We also need to change $dx$. If $u = \frac{x}{\sqrt{2 D t}}$, then $dx = \sqrt{2 D t} du$.
Substitute these into the integral:
$\frac{1}{\sqrt{4 \pi D t}} \int_{-\infty}^{\infty} e^{-u^{2} / 2} \sqrt{2 D t} d u$
The $\sqrt{2 D t}$ can also come out:
$\frac{\sqrt{2 D t}}{\sqrt{4 \pi D t}} \int_{-\infty}^{\infty} e^{-u^{2} / 2} d u$
Look at the front part: $\frac{\sqrt{2 D t}}{\sqrt{4 \pi D t}} = \sqrt{\frac{2 D t}{4 \pi D t}} = \sqrt{\frac{1}{2 \pi}} = \frac{1}{\sqrt{2 \pi}}$.
So the integral becomes: $\frac{1}{\sqrt{2 \pi}} \int_{-\infty}^{\infty} e^{-u^{2} / 2} d u$.
And we are given that $\int_{-\infty}^{\infty} e^{-u^{2} / 2} d u=\sqrt{2 \pi}$.
So, we have $\frac{1}{\sqrt{2 \pi}} \cdot \sqrt{2 \pi} = 1$.

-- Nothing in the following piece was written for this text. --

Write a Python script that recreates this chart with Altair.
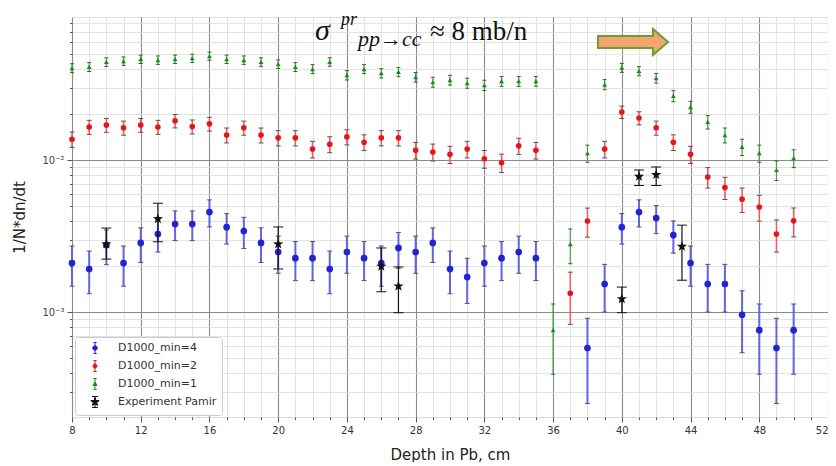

Wow! The total amount of the substance is always 1, no matter what time $t$ it is! This means the substance is conserved; it doesn't disappear or get created.

**(e) What does this all mean for the diffusing substance?**
* The meaning of $\int_{-\infty}^{\infty} c(x, t) d x=1$: If $c(x,t)$ is the concentration of a substance, then this integral is like summing up all the tiny bits of the substance across all space. So, the fact that it equals 1 means that the *total amount* of the substance in our system is always 1 unit. It's like we started with exactly 1 unit of "stuff," and it's always conserved.

* Combining (c) and (d):
From (d), we know the total amount of the substance is 1, always.
From (c), we learned what happens as time approaches zero ($t \rightarrow 0^{+}$):
- At $x=0$, the concentration is infinite.
- Everywhere else ($x \neq 0$), the concentration is zero.
So, if you put these together, it means that at the very, very beginning ($t=0$), all of that 1 unit of substance was squished into a single point, right at $x=0$. It was an infinitely concentrated "point" of substance. As soon as a tiny bit of time passes, it starts to spread out (diffuse) from that point, which is why the concentration at $x=0$ starts to decrease (from part b) and the substance spreads to other $x$ values. It's like having a super tiny, super dense bead of ink that instantly dissolves and spreads as soon as it touches the water.